Sampai detik ini, masih terdengar silang-sengketa di kalangan umat Islam terkait siapa yang paling benar. Sejatinya, sengketa ini hanya menguras energi kita dan memalingkan pada substansi yang mesti dihadapi umat Islam seperti pengembangan demokrasi, penegakan hukum, pemberantasan korupsi, pengembangan pendidikan, serta penanganan bencana dan kemiskinan.
Apa yang menjadi buah pemikiran KHA Dahlan yang diteruskan Syafi’i Maarif lewat Muhammadiyah-nya, mestinya menjadi ‘kaca benggala’ bagi golongan atau ormas Islam lain untuk bersatu padu melawan musuh bersama (come enemy), yaitu kemiskinan. Setidaknya Muhammadiyah lewat berbagai amal usahanya, selangkah lebih maju menjadikan umat Islam disegani dan berwibawa dalam setiap jengkal kehidupan
Substansi Islam sebagai elan perubahan yang disimbolkan dengan hijrah Nabi Muhammad SAW, mesti terus digali lewat kreativitas-kreativitas yang senantiasa bersentuhan dengan seluruh aspek kehidupan. Bukankah Islam sendiri mengajarkan bahwa umatnya yang mau ber-ijtihad, meskipun salah bakal mendapat satu pahala?
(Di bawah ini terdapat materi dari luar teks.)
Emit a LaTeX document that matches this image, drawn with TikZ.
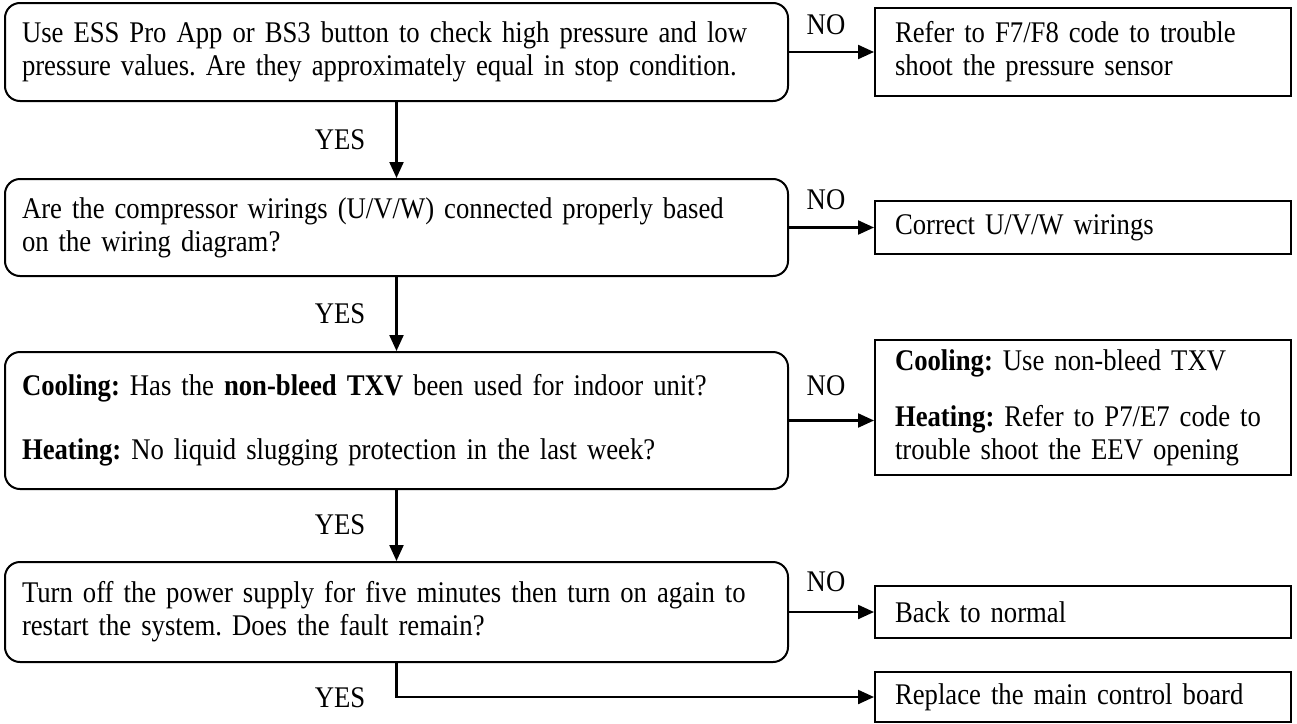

Sudah saatnya tafsir semangat Islam sebagai theologi pembebasan yang selama ini di menara gading, membumi dengan umatnya. Dengan kata lain, melakukan transformasi pemahaman keagamaan dari sekadar doktrin-doktrin sakral dan "kurang berbunyi" secara sosial menjadi kerja sama untuk pembebasan manusia dari tingkat elite hingga menyentuh lapisan bawah.
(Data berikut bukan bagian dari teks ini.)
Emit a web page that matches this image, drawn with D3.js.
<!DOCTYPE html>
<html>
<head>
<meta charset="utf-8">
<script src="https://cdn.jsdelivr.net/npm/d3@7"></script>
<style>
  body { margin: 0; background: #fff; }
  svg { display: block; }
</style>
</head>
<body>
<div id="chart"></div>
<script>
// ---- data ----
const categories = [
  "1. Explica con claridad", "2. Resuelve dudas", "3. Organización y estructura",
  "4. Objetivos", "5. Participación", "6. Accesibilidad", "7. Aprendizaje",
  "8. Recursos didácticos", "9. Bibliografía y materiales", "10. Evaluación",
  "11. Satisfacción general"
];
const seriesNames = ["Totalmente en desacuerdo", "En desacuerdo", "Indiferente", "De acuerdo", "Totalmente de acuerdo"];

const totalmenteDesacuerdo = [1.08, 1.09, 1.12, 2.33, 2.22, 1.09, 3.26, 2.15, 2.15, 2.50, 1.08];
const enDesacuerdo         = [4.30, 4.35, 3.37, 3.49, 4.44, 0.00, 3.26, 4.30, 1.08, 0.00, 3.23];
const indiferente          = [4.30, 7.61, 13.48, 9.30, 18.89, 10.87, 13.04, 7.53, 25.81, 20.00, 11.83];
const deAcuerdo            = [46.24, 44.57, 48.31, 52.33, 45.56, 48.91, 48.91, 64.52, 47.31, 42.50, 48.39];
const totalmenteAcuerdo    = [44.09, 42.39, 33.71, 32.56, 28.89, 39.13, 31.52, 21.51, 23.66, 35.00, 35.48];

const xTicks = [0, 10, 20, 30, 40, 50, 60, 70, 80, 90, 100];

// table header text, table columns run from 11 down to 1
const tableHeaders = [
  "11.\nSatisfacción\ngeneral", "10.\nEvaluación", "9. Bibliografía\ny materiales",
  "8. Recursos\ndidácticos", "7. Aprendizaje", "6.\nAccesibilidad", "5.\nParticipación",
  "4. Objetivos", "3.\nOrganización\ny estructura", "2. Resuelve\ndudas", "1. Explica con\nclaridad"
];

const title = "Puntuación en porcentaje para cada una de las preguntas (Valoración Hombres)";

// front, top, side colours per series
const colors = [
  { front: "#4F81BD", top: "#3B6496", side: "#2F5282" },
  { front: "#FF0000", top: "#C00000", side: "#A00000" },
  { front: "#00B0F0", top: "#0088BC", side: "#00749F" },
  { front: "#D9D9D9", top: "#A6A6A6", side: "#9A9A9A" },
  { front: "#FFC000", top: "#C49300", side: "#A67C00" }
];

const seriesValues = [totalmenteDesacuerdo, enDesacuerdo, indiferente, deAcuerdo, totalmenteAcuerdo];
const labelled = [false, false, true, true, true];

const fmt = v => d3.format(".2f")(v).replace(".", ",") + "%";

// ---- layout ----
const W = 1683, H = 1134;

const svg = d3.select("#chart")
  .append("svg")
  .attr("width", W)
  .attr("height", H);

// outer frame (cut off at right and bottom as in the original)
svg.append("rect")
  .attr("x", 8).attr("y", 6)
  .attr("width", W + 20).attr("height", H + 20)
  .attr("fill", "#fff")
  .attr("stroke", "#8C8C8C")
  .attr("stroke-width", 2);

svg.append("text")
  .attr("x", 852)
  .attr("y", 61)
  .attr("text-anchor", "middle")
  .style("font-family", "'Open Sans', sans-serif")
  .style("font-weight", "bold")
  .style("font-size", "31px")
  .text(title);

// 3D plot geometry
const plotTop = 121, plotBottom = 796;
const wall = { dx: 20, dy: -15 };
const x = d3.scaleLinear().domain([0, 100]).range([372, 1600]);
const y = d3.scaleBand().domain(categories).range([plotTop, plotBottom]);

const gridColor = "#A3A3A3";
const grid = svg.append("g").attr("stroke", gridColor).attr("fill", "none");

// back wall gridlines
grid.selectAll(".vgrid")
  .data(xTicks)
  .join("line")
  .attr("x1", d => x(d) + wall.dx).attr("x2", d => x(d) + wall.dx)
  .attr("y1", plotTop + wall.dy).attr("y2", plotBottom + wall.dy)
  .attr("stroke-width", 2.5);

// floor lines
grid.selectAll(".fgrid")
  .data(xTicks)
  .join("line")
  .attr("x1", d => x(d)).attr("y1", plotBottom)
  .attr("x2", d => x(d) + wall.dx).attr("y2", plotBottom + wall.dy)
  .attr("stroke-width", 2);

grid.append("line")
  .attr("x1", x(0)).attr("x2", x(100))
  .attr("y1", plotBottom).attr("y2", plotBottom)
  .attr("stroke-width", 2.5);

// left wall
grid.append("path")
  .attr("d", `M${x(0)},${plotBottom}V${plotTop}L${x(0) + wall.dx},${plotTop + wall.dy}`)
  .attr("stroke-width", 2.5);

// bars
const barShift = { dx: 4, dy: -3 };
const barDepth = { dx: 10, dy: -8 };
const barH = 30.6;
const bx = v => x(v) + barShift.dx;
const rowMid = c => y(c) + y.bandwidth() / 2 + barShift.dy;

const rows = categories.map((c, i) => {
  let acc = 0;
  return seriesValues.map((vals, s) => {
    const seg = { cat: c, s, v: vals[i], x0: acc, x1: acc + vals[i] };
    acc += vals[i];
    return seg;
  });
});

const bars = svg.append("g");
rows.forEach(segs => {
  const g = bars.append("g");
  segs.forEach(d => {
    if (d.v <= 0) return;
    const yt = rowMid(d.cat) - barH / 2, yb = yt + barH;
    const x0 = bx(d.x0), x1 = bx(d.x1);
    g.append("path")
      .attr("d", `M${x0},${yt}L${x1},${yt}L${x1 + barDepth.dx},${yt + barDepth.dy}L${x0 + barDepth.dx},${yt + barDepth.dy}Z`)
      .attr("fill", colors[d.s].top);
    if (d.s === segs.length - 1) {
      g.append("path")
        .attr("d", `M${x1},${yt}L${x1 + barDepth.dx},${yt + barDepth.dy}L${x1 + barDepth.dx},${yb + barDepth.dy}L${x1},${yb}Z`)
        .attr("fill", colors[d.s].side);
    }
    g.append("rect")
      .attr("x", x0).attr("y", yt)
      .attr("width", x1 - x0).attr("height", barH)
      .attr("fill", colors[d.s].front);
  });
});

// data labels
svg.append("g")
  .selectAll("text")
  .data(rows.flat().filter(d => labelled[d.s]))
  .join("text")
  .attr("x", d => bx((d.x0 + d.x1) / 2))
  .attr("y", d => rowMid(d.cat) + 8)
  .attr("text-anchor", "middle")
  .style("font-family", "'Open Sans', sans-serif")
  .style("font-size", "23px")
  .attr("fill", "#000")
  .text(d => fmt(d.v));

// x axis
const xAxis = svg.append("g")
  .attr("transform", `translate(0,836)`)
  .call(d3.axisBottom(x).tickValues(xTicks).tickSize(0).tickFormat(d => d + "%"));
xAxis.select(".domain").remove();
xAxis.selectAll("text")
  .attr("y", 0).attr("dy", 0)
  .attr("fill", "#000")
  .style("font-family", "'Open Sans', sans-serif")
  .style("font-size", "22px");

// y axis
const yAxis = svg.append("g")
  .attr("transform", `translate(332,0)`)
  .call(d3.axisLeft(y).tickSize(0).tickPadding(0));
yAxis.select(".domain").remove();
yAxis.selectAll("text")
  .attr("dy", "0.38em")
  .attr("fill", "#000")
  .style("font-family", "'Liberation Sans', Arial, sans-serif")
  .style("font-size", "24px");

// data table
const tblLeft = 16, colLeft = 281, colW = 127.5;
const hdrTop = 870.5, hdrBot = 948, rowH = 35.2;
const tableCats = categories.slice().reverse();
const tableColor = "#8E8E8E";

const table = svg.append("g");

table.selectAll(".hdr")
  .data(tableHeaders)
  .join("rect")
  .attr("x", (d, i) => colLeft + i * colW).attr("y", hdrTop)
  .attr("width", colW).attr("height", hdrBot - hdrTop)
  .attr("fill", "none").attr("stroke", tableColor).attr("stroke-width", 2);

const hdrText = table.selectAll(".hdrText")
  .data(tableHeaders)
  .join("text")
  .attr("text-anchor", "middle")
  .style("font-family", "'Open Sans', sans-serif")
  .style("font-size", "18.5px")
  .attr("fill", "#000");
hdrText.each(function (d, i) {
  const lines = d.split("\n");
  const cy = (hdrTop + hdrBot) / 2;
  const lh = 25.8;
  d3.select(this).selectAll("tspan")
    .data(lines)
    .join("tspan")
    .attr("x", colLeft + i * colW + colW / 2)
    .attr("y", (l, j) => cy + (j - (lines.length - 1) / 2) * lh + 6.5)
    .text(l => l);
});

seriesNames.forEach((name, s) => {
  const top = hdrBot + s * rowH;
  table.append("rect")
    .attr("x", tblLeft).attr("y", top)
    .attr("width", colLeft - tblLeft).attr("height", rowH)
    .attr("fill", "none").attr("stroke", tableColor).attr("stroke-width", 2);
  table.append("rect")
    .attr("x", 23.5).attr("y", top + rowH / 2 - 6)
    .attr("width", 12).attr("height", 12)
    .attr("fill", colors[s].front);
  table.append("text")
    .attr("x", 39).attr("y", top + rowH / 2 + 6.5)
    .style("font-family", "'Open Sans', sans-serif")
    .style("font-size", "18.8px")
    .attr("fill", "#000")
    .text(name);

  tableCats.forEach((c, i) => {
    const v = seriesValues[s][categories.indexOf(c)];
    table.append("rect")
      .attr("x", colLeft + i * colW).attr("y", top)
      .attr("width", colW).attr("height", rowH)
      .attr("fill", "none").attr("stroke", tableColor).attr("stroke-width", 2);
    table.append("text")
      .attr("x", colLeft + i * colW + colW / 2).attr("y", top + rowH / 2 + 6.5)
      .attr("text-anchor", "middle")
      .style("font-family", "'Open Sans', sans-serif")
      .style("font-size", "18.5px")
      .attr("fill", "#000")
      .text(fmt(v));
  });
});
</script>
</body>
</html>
Sudah waktunya setiap ibadah bernilai sosial bukan individual. Dengan kata lain, dimensi vertikal mesti membawa dimensi horisontal. Misalnya ibadah haji, mestinya tidak lagi dipandang sebagai aspek prafon-individual, tetapi membawa kemaslahatan bagi masyarakat di sekitarnya. Atau, tidak sebatas memperkuat dimensi kesalehan individual sebagai bentuk personal piety, tetapi juga digerakkan menjadi theologi kerja yang berpihak kepada kaum mustad’afin, berperspektif social piety (Zuly Qodir, 2007).
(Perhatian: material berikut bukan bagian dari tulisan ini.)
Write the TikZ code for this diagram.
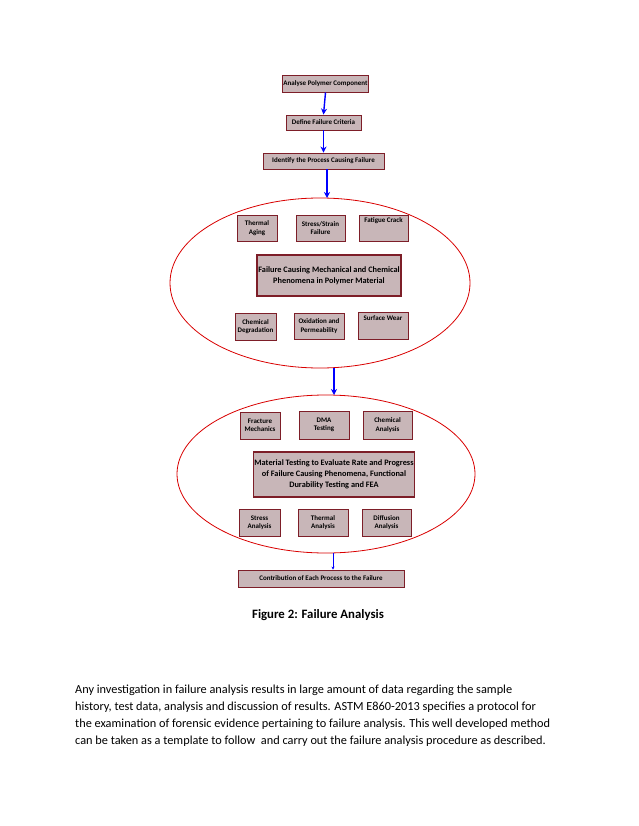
\documentclass[tikz,border=0pt]{standalone}
\usepackage{fontspec}
\setmainfont{Carlito}
\usetikzlibrary{arrows.meta}
\begin{document}
\begin{tikzpicture}[x=1pt,y=-1pt,
  box/.style={draw=boxline,fill=boxfill,line width=0.9pt,inner sep=1pt,align=center,font=\fontsize{7}{8.5}\selectfont\bfseries},
  cbox/.style={box,line width=1.6pt,font=\fontsize{8.3}{11}\selectfont\bfseries},
  barrow/.style={draw=blue,line width=1.4pt,-{Stealth[length=6pt,width=6pt]}},
  ell/.style={draw=red!85!black,line width=0.8pt}]
\definecolor{boxfill}{RGB}{200,182,184}
\definecolor{boxline}{RGB}{125,30,40}
\useasboundingbox (0,0) rectangle (638,826);
\fill[white] (0,0) rectangle (638,826);
\newcommand{\bx}[6]{\node[#1,minimum width=#4-#2,minimum height=#5-#3] (#6) at ({(#2+#4)/2},{(#3+#5)/2})}
\bx{box}{285}{75}{366}{92}{a} {Analyse Polymer Component};
\bx{box}{286}{115}{361}{130}{b} {Define Failure Criteria};
\bx{box}{263}{153}{384}{169}{c} {Identify the Process Causing Failure};
\draw[ell] (320,283) ellipse [x radius=150,y radius=85];
\coordinate (e1t) at (327,198);
\coordinate (e1b) at (334,368);
\bx{box}{237}{215}{277}{241}{t1} {Thermal\\Aging};
\bx{box}{296}{215}{345}{241}{t2} {Stress/Strain\\Failure};
\bx{box}{359}{215}{408}{241}{t3} {Fatigue Crack\\[7pt]};
\bx{cbox}{257}{255}{401}{296}{m1} {Failure Causing Mechanical and Chemical\\Phenomena in Polymer Material};
\bx{box}{235}{313}{276}{340}{u1} {Chemical\\Degradation};
\bx{box}{294}{313}{344}{339}{u2} {Oxidation and\\Permeability};
\bx{box}{358}{312}{408}{339}{u3} {Surface Wear\\[7pt]};
\draw[ell] (326,474) ellipse [x radius=149,y radius=79];
\coordinate (e2t) at (334,395);
\coordinate (e2b) at (333,553);
\bx{box}{240}{412}{280}{439}{f1} {Fracture\\Mechanics};
\bx{box}{299}{411}{349}{439}{f2} {DMA\\Testing};
\bx{box}{363}{411}{412}{439}{f3} {Chemical\\Analysis};
\bx{cbox}{262}{452}{406}{497}{m2} {Material Testing to Evaluate Rate and Progress\\of Failure Causing Phenomena, Functional\\Durability Testing and FEA};
\bx{box}{239}{509}{280}{536}{g1} {Stress\\Analysis};
\bx{box}{298}{509}{348}{536}{g2} {Thermal\\Analysis};
\bx{box}{362}{509}{411}{536}{g3} {Diffusion\\Analysis};
\bx{box}{238}{570}{404}{587}{h} {Contribution of Each Process to the Failure};
\draw[barrow] (a.south) -- (b.north);
\draw[barrow] (b.south) -- (c.north);
\draw[barrow] (c.south -| e1t) -- (e1t);
\draw[barrow] (e1b) -- (e2t);
\draw[draw=blue,line width=0.6pt,-{Stealth[length=3pt,width=3pt]}] (e2b) -- (h.north -| e2b);
\node[font=\fontsize{12.8}{14}\selectfont\bfseries] (cap) at (318,615) {Figure 2: Failure Analysis};
\begin{scope}[every node/.style={anchor=west,inner sep=0pt,font=\fontsize{12.3}{14}\selectfont}]
\node (p1) at (75,690) {Any investigation in failure analysis results in large amount of data regarding the sample};
\node (p2) at (75,707) {history, test data, analysis and discussion of results. ASTM E860-2013 specifies a protocol for};
\node (p3) at (75,724) {the examination of forensic evidence pertaining to failure analysis. This well developed method};
\node (p4) at (75,741) {can be taken as a template to follow\ \ and carry out the failure analysis procedure as described.};
\end{scope}
\end{tikzpicture}
\end{document}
Sebagaimana pendapat Prof Suyanto Phd bahwa orang yang berhaji lebih dari dua kali, sementara mengabaikan lingkungan dan bangsanya yang dilanda kemiskinan, tak lebih orang yang egois. Ironisnya, umat Islam justru semakin giat berlomba-lomba menambah jumlah hajinya tanpa memikirkan lingkungan sosialnya. Gelar haji seakan menjadi penanda status feodal baru. Padahal, Nabi Muhammad sendiri tidak memakai gelar haji?
Memajukan Pendidikan
Menurut Islam, kemiskinan bertalian erat dengan kebodohan. Sementara kebodohan menjerumuskan pada fundamentalisme dan kekhufuran. Jika demikian halnya, mengapa umat Islam Indonesia masih enjoy dalam lembah kemiskinan dan kekhufuran?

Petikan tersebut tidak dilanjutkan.